Question

Use the rules of exponents to simplify the expression (if possible).
$$(-4u^{4})(u^{5}v)$$ ___

Answer

**step1** Understanding the problem

We are asked to simplify the expression $$(-4u^{4})(u^{5}v)$$. This involves multiplying two terms together. To simplify, we will multiply the numerical coefficients and then multiply the variables by combining like bases according to the rules of exponents.

**step2** Identifying the components of each term

Let's break down each term:
The first term is $$-4u^{4}$$. It has a numerical coefficient of -4 and a variable part $$u^{4}$$.
The second term is $$u^{5}v$$. It has a numerical coefficient of 1 (since $$u^{5}v$$ is equivalent to $$1 \times u^{5}v$$), a variable part $$u^{5}$$, and another variable part $$v$$ (which can be written as $$v^{1}$$).

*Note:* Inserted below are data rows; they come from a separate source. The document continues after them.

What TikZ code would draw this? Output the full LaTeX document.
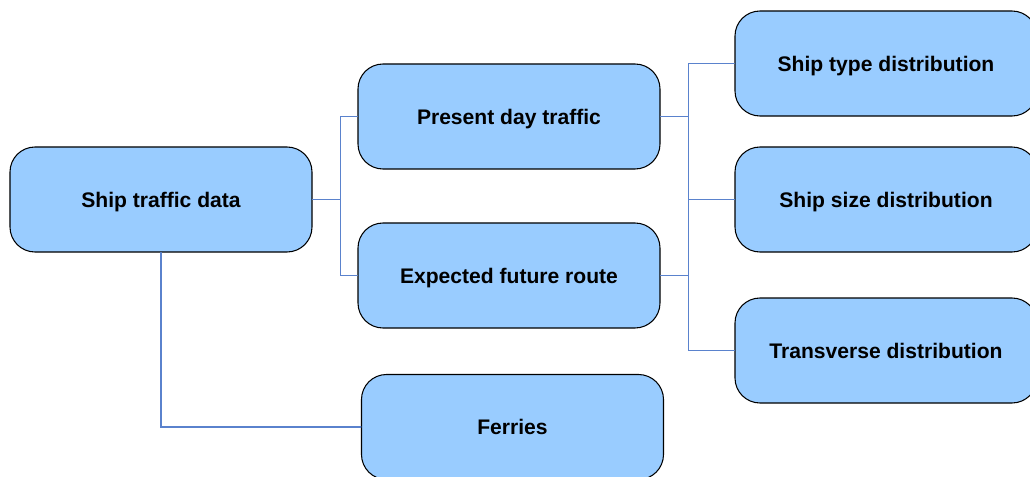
\documentclass[tikz,border=0pt]{standalone}
\usepackage{fontspec}
\setmainfont{Liberation Sans}
\usepackage{tikz}
\usetikzlibrary{positioning}
\definecolor{boxfill}{RGB}{153,204,255}
\definecolor{linkblue}{RGB}{90,130,205}

\begin{document}
\begin{tikzpicture}[x=0.2mm,y=-0.2mm,line cap=round,
  box/.style={draw=black,line width=0.6pt,fill=boxfill,rounded corners=5mm,
    minimum width=60.4mm,minimum height=21mm,inner sep=0pt,text depth=0pt,
    font=\fontsize{12}{14}\selectfont\bfseries},
  link/.style={draw=linkblue,line width=0.6pt}]
\useasboundingbox (0,0) rectangle (1030,477);
\clip (0,0) rectangle (1030,477);
\node[box] (data) at (161,199.5) {Ship traffic data};
\node[box] (present) at (509,116.5) {Present day traffic};
\node[box] (future) at (509,275.5) {Expected future route};
\node[box] (ferries) at (512.5,427) {Ferries};
\node[box] (shiptype) at (886,63.5) {Ship type distribution};
\node[box] (shipsize) at (886,199.5) {Ship size distribution};
\node[box] (transverse) at (886,350.5) {Transverse distribution};
% tree links
\draw[link] (data.east) -- ++(28,0) |- (present.west);
\draw[link] (data.east) -- ++(28,0) |- (future.west);
\draw[link] (data.south) |- (ferries.west);
\draw[link] (present.east) -- ++(28,0) |- (shiptype.west);
\draw[link] (present.east) -- ++(28,0) |- (shipsize.west);
\draw[link] (future.east) -- ++(28,0) |- (shipsize.west);
\draw[link] (future.east) -- ++(28,0) |- (transverse.west);
\end{tikzpicture}
\end{document}
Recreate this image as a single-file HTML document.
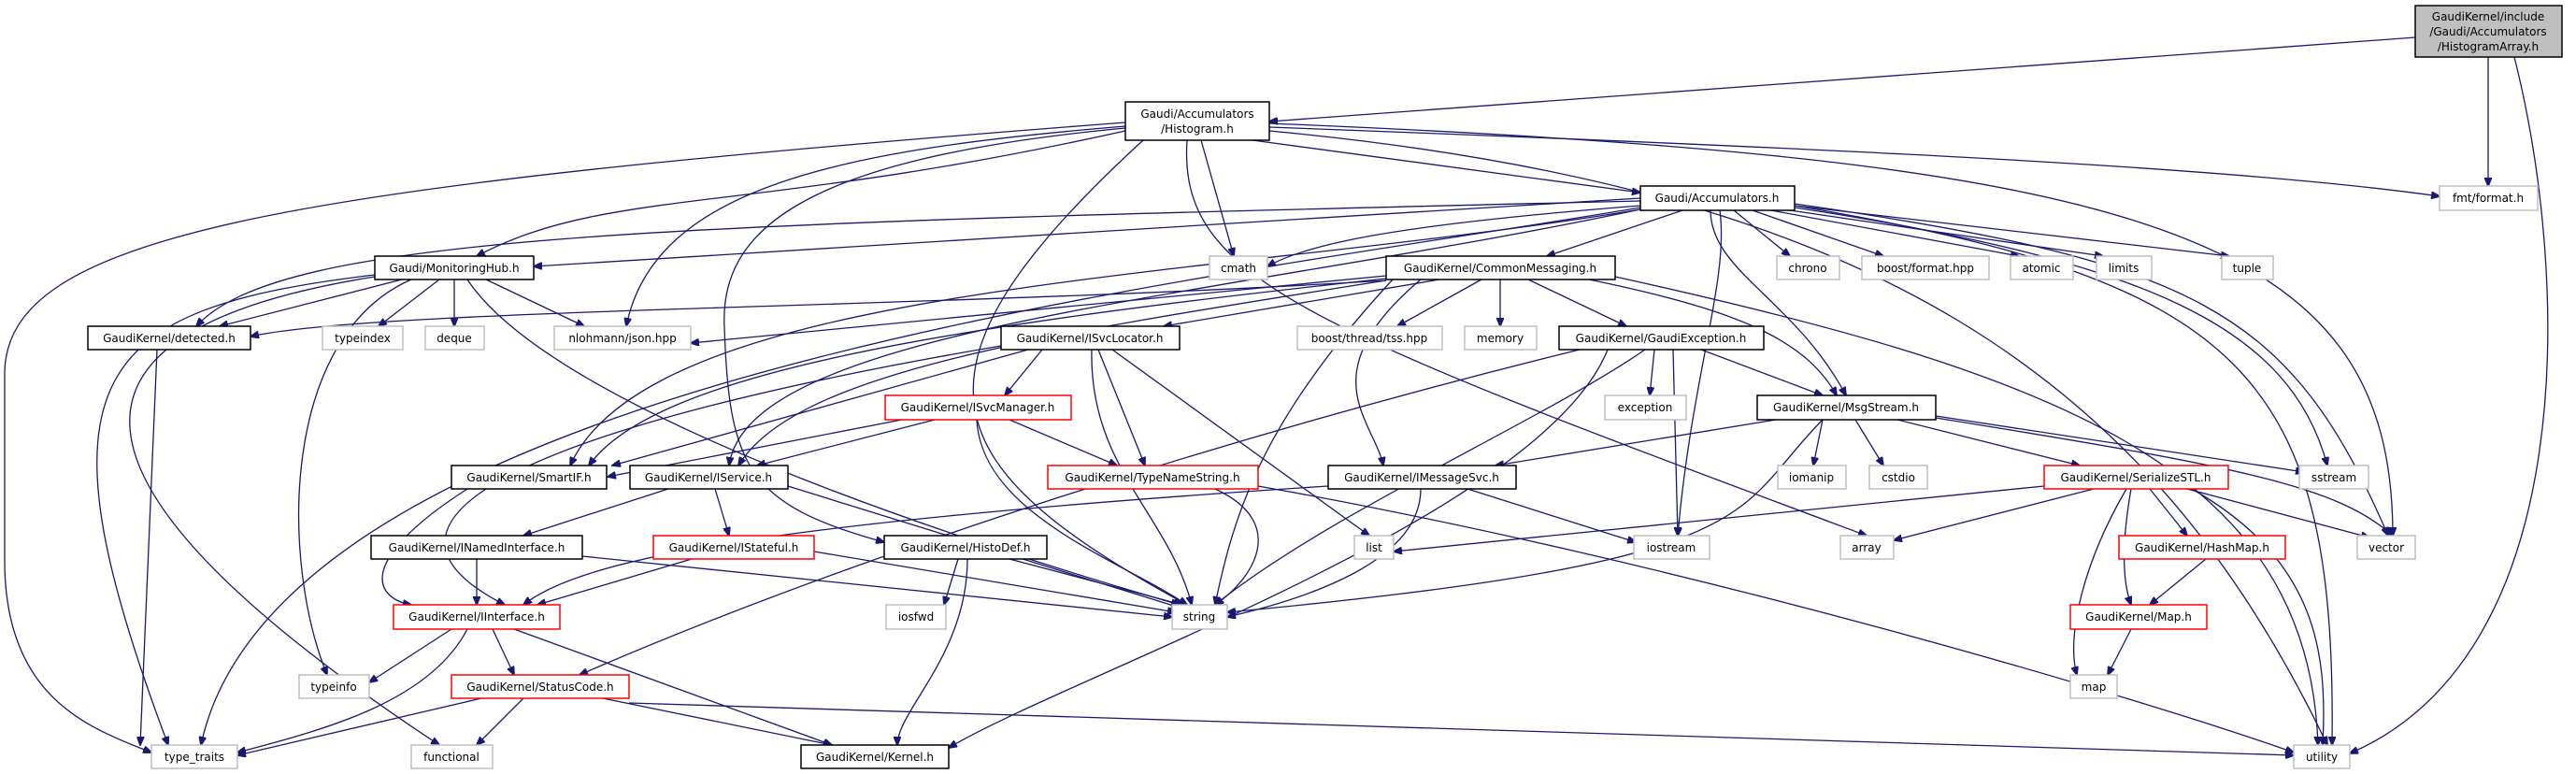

**step3** Multiplying the numerical coefficients

First, we multiply the numerical coefficients from both terms:
Coefficient from the first term: -4
Coefficient from the second term: 1
Multiplying these gives: $$-4 \times 1 = -4$$

**step4** Multiplying the 'u' variables

Next, we multiply the variables that have the same base, 'u'.
From the first term, we have $$u^{4}$$.
From the second term, we have $$u^{5}$$.
When multiplying variables with the same base, we add their exponents:
$$u^{4} \times u^{5} = u^{4+5} = u^{9}$$

**step5** Multiplying the 'v' variables

Now, we consider the variable 'v'.
The first term does not contain 'v'.
The second term contains $$v$$ (which is $$v^{1}$$).
Since there is no other 'v' term to combine with, 'v' remains as it is.

**step6** Combining all parts to form the simplified expression

Finally, we combine the results from multiplying the coefficients and the variables.
The numerical coefficient is -4.
The combined 'u' term is $$u^{9}$$.
The 'v' term is $$v$$.
Putting them all together, the simplified expression is $$-4u^{9}v$$.